Te extraño in English means I miss you. But a more accurate and literal translation of it is you are missing from me. Since I learned this phrase four years ago in IB Spanish, it has stuck with me. This interpretation gives a better explanation for why things feel out of place when someone important to you is not with you or you are not in a familiar place. This is how I feel when I travel or am away from home for a long time. Because, though it sounds cliché, home is not always a place. Sometimes home is people.
As a kid, my family would take a vacation every summer to Bethany Beach, Delaware. We would go for about a week every year. Obviously, we loved being on vacation. But once we got towards the end of the trip, and especially on the car ride home, we would be very anxious to get home. We missed our dogs and our beds and our house and hometown, or rather they were missing from us.
When I went away to college, I was initially miserable. My parents and brother are my best friends and suddenly I was not seeing them every day and I could not spend time with them anymore. I went home after the second weekend because I could not stand to be away. Everything just felt right at home. It was comfortable and safe and familiar. I also felt better when my parents and brother came to visit me at school. Just to be with them again made me feel more at ease.

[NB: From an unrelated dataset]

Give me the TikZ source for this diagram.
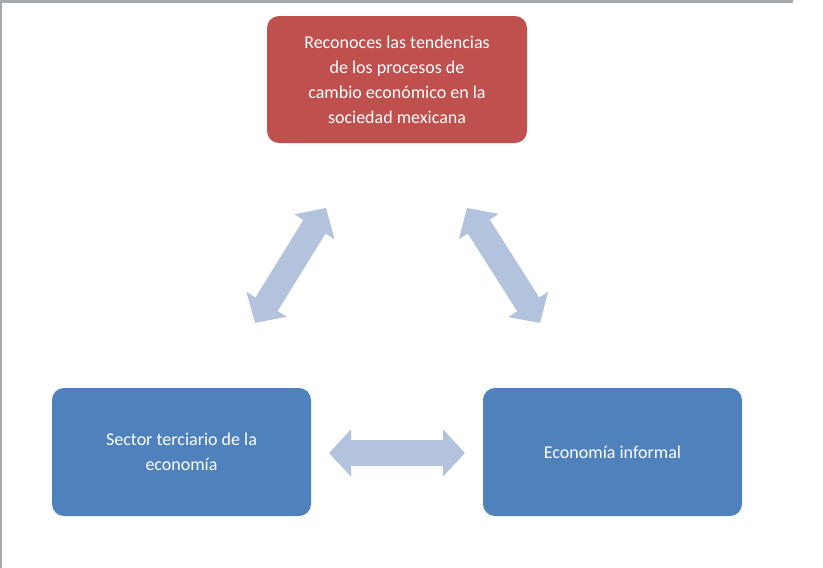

Living in Italy for five weeks was also not easy. Being in such a new place, essentially alone, made me feel small, almost insignificant. Once I got the lay of the land and started to feel like I knew the city, I became more comfortable. But something was still off. My parents and brother were not with me. It was an odd feeling because we always go on vacations with all four of us.
I felt even smaller in Paris. Though my parents were with me, I was still overwhelmed. Paris was so fast paced and twisted in every direction like a maze.
Returning home, whether from school or a trip, was and still is the best feeling. After being away for so long I realized how much I took my hometown for granted. I never appreciated it until I had to leave and learn my way around new cities and towns. I love being home and knowing how to get everywhere without relying on a GPS. I just know where to go because home is a place that belongs to me. That is a part of me.
Though it can be sad returning from a vacation or a life-changing experience away from home, there is something beautiful in being able to look back on something and think of it fondly. The contrast between a hectic and busy vacation or city to the quiet, easy life at home is rejuvenating.
The quiet especially. Though my house isn’t quiet as I live on Main Street, it is my quiet. A comforting, familiar quiet that I have grown up with and grown used to. I feel significant again at home. I feel like I get lost and go unnoticed in big cities. At home I feel seen and like I add to the atmosphere.
I am grateful for my hometown and the opportunities I have had to reflect on what it means to me and how I have taken it for granted in the past. When I am away, I do feel a part of me is gone. Not where it should be.
To my hometown, my friends and family, my dog, my house, my bed: Te extraño.